Il va pour ce faire jusqu’à convoquer les cartésiens devant le « tribunal » de
ses paysans. Écoutons-le :
Dites
un peu à des paysans que leurs bestiaux n’ont point de vie ni de sentiment,
[qu’ils] ne sont que des machines aveugles et insensibles au bien et au mal, et
qu’ils ne marchent que par ressorts, comme des machines et comme des
marionnettes, sans voir et sans savoir où ils vont. […] Dites-leur qu’ils
boivent et qu’ils mangent sans plaisir et même sans faim, sans soif et sans
appétit, dites-leur encore qu’ils crient sans douleur quand on les frappe et
qu’ils fuient devant les loups sans aucune crainte, et vous verrez comme ils se
moqueront de vous !
Brandissant contre les cartésiens, crânement,
l’expérience paysanne, Meslier affirme que les hommes comme les animaux sont,
les uns comme les autres, des manifestations de la matière organisée en autant
d’êtres matériels sensibles et pensants.
Là où Descartes, pour pouvoir élever l’homme au rang
de création particulière de Dieu, abaissait les animaux, Meslier les élève,
lui, pour abaisser Dieu au rang de création particulière de l’homme.

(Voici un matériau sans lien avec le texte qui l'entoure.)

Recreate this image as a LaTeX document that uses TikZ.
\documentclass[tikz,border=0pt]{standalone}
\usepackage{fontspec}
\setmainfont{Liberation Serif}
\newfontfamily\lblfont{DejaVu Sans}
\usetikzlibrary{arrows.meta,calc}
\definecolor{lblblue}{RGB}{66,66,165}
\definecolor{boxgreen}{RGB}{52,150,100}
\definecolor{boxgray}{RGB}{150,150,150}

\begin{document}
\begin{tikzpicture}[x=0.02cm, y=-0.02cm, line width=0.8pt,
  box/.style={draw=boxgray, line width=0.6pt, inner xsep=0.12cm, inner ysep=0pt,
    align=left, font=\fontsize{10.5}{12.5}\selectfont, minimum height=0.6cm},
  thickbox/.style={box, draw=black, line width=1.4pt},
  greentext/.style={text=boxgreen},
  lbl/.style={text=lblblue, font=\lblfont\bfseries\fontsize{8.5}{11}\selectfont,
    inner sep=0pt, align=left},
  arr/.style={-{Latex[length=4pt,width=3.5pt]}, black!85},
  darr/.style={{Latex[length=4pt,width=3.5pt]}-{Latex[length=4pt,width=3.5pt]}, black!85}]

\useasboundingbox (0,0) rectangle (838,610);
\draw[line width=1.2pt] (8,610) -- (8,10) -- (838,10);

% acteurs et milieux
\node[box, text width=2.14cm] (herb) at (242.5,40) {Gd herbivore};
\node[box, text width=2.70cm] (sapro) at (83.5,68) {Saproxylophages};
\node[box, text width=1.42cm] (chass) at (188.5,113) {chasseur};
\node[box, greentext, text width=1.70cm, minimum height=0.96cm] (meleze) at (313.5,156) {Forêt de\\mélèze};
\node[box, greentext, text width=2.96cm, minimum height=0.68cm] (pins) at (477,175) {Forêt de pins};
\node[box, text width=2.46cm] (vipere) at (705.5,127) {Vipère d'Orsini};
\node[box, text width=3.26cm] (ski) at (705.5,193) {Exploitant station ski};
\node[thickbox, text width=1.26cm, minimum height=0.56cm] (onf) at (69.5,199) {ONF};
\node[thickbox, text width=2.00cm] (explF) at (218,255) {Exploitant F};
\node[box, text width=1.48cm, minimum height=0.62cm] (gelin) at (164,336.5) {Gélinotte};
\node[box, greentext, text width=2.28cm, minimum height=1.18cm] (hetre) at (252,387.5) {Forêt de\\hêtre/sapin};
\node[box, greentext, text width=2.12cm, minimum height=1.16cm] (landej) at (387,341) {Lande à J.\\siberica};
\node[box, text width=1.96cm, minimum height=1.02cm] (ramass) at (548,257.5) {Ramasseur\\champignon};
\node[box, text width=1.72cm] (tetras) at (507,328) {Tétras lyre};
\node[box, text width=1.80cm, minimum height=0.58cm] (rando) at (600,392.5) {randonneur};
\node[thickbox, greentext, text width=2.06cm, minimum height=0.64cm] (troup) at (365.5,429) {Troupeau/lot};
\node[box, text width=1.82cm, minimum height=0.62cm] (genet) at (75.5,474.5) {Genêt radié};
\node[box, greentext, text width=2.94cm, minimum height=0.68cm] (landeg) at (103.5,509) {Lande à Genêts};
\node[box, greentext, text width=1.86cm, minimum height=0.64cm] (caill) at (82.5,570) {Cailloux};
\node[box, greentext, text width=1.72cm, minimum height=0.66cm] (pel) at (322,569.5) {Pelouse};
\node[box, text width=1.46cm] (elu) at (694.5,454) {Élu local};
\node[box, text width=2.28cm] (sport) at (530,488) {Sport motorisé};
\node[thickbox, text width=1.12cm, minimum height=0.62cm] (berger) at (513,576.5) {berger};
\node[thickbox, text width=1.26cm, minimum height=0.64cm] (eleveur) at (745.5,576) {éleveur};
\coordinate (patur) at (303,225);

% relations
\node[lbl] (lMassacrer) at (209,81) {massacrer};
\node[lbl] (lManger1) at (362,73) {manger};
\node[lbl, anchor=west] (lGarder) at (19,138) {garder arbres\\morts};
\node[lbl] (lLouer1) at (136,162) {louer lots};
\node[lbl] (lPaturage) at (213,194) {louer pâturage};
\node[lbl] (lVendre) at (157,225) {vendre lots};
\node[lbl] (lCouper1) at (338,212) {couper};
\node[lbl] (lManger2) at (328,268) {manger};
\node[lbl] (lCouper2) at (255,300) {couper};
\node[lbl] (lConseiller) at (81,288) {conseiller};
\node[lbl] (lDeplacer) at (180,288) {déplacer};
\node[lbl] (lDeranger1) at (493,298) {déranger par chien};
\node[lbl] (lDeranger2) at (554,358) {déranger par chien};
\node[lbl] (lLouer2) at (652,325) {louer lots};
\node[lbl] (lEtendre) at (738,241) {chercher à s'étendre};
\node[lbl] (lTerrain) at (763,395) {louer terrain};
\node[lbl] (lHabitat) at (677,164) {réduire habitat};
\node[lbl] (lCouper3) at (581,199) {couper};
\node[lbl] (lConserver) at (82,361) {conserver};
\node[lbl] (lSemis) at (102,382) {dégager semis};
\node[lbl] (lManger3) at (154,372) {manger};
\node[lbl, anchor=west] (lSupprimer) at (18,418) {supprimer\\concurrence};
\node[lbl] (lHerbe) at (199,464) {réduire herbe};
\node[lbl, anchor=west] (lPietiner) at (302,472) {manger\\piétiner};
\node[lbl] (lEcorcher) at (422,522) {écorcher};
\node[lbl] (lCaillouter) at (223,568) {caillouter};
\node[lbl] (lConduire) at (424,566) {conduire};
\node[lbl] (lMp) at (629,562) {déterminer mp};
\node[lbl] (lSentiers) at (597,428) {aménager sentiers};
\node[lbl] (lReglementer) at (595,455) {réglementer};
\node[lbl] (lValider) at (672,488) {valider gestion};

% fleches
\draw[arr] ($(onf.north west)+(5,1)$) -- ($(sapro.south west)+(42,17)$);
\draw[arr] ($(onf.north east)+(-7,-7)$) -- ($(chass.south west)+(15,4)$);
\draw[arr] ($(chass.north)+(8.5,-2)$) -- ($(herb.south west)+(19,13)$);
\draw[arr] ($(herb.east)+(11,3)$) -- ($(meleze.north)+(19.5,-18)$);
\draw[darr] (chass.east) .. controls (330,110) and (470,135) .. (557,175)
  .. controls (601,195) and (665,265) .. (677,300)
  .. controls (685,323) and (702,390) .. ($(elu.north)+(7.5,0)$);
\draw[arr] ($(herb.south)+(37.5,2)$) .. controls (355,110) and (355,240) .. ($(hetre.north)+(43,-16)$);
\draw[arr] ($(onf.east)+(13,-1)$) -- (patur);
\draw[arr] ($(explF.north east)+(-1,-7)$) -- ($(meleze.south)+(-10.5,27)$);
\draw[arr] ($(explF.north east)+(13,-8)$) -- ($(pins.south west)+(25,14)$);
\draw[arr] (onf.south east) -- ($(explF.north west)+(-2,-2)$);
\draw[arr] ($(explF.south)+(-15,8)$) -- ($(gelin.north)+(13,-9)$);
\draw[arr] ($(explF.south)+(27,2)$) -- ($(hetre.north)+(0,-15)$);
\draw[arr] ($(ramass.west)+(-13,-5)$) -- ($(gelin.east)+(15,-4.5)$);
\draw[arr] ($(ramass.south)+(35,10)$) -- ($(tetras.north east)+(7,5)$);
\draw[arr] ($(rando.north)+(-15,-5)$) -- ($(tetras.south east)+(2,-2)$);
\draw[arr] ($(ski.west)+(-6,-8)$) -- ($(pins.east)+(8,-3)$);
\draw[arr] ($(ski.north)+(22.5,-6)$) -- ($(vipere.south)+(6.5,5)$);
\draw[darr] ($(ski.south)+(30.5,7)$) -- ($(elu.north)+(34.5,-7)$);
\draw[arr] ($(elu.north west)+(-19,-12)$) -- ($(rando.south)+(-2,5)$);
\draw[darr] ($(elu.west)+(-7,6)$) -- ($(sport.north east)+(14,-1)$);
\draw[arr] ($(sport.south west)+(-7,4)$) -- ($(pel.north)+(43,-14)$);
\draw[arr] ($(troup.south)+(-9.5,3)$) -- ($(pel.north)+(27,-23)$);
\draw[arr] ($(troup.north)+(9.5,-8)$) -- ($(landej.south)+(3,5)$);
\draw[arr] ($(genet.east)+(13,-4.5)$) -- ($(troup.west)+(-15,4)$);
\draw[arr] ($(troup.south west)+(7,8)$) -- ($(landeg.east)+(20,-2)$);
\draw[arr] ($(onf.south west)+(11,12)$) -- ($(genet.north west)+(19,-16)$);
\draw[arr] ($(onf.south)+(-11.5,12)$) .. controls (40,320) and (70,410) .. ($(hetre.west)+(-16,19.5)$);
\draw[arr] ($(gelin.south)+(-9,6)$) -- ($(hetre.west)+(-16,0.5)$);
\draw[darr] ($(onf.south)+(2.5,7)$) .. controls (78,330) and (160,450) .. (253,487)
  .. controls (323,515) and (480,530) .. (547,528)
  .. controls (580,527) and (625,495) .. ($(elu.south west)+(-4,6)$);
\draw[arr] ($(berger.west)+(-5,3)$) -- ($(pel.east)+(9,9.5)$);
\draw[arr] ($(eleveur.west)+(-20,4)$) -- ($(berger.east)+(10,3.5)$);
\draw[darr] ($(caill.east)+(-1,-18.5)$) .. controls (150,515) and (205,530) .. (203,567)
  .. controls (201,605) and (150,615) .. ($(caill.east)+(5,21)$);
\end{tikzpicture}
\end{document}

En cela comme en tant d’autres arguments qu’il
développe sur des centaines de pages, il exprime dans toute sa profondeur
philosophique cette conception de la vie et du monde que s’est formée une
paysannerie confrontée aux contraintes confondues de la nature et de
l’asservissement féodal. Il exprime, pourrait-on dire, l’irruption du peuple
paysan brandissant sa misère au sein des salons huppés où se formait en son
temps une pensée philosophique moderne et tout en raffinements.
Là aussi réside la raison pour laquelle – sauf dans le
monde soviétique où il a joui de la place qu’il mérite – Meslier a été occulté
si longtemps dans l’histoire des idées du XVIIIe siècle : il
représente de façon aussi brutale qu’achevée cette intrusion du matérialisme
athée, et de l’action révolutionnaire des masses faisant valoir ouvertement
leurs droits au sein même d’une pensée que, à l’accoutumée, l’élite se réserve
pour elle seule. En cela également, Meslier est le digne précurseur d’Engels et
de Marx. »
-Serge Deruette, Association belge des athées, 21 octobre 2018.

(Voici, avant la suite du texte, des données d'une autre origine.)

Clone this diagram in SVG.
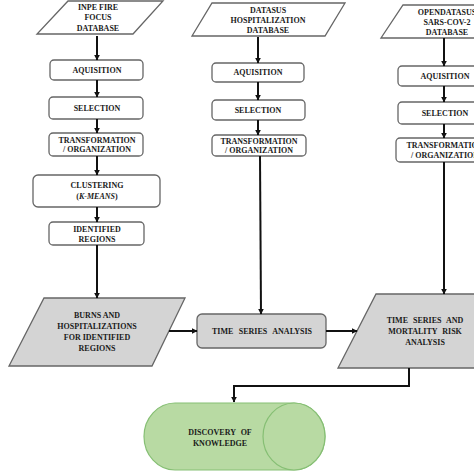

Note : Ce texte reproduit en l’adaptant légèrement la communication faite au nom de l’association des Amis de Jean Meslier au colloque « 200 Jahre Karl Marx », organisé à Trèves le 6 mai 2018 par la Rosa Luxemburg Stiftung, sous le titre « “Unissez-vous donc, peuples !”. Le curé Jean Meslier, athée, matérialiste, communiste et révolutionnaire au XVIIIe siècle, précurseur de Karl Marx ».
Je me souviens que Michel Onfray, dans ses émissions sur l’histoire de l’athéisme, a attribué une grande importance à Jean Meslier. Il faut croire qu’il ne s’était pas trompé. Tout ce développement montre qu’en effet Jean Meslier était en phase avec l’évolution intellectuelle de son époque : matérialisme, anti-despotisme, etc. Il était même plutôt en avance, car les vrais athées étaient rares au siècle des Lumières. « Sade et La Mettrie, les deux seuls vrais athées du XVIIIe siècle », d’après Jean Strolh (cité par André Gide, Journal du 17 avril 1941).